Most of this article reads like an unedited press release from the American DeForest Wireless Telegraph Company, and like most of President Abraham White's pronouncements, it includes a large number of exaggerations. Although it is true that the U.S. Navy had awarded the company a contract to build stations, there had not actually been any competitive trials. Also, the secrecy claim, that the transmissions would be sent "without the possibility of their messages being picked up or stolen", was completely false.
According to Captain Linwood S. Howeth's 1963 book, "History of Communications-Electronics in the United States Navy", this was also the last time the Navy ever contracted with American DeForest, or its successor, United Wireless, to purchase equipment.
The Electrical Age, July, 1904, page 41:
Wireless Telegraphy for the Navy
ADMIRAL MANNEY, chief of the Naval Equipment Bureau, recently entered into agreement with Abraham White, president of the American De Forest Wireless Telegraph Company, for the acquisition by the navy of five of the longest wireless telegraph circuits in the world up to this date, two of them being more than 1000 miles in length.
The navy has felt keenly the necessity of a wireless connection between its naval bases at Guantanamo, Culebra and Key West, realizing that in the event of hostility with a foreign power the existing cable system would be the first point of attack. The necessity of protecting the canal zone has enlarged the problem of finding a secondary means for communication, and the general board has learned a lesson from the isolation of Port Arthur in the present war.
Therefore, some time ago, the equipment bureau began a series of competitive tests under the immediate direction of Lieutenant Commander Jayne, and the result was the arrangement to-day between Admiral Manney and Mr. White to sign a contract for the supply to the Government of wireless instruments guaranteed to maintain trustworthy service on these circuits:--Key West to Panama, 1000 miles; Porto Rico to Key West, 1000 miles; South Cuban coast to Panama, 720 miles; Pensacola to Key West, 450 miles; South Cuba to Porto Rico, 600 miles.
The service proposed is exceptional, in that the wireless currents must traverse not only the ocean, but leap over islands, such as Cuba and Hayti, and in the latter case, and perhaps in others, run a risk of crossing currents set up by apparatus on islands not a part of the United States. The contracting company assumes full responsibility for the working of the system in such cases.

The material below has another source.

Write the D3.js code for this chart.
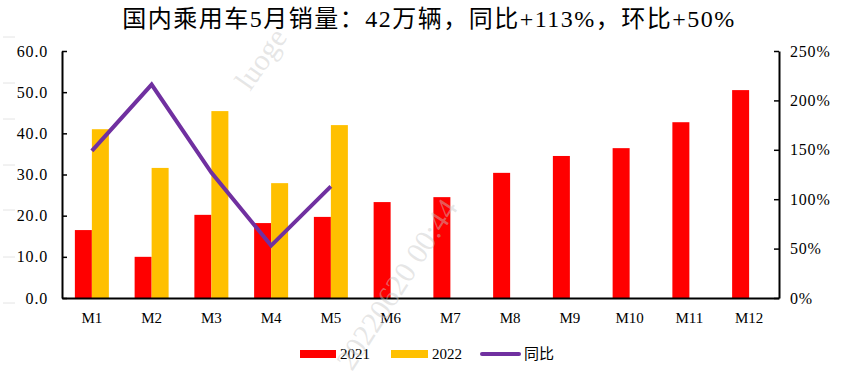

On its part the Government agrees to operate in harmony with such stations and vessels as now use the De Forest system, and this is said to extend to Panama. The Government's instruments will be attuned to harmonize with those of the company to prevent interference. The navy will have the company's key, so the two may work interchangeably without the possibility of their messages being picked up or stolen, or suppressed by vessels or stations equipped with other kinds of apparatus. The enormous value of wireless telegraphy in naval operations, as revealed by Admiral Toga's last exploit off Port Arthur, hastened the action of the Navy Department in closing this contract.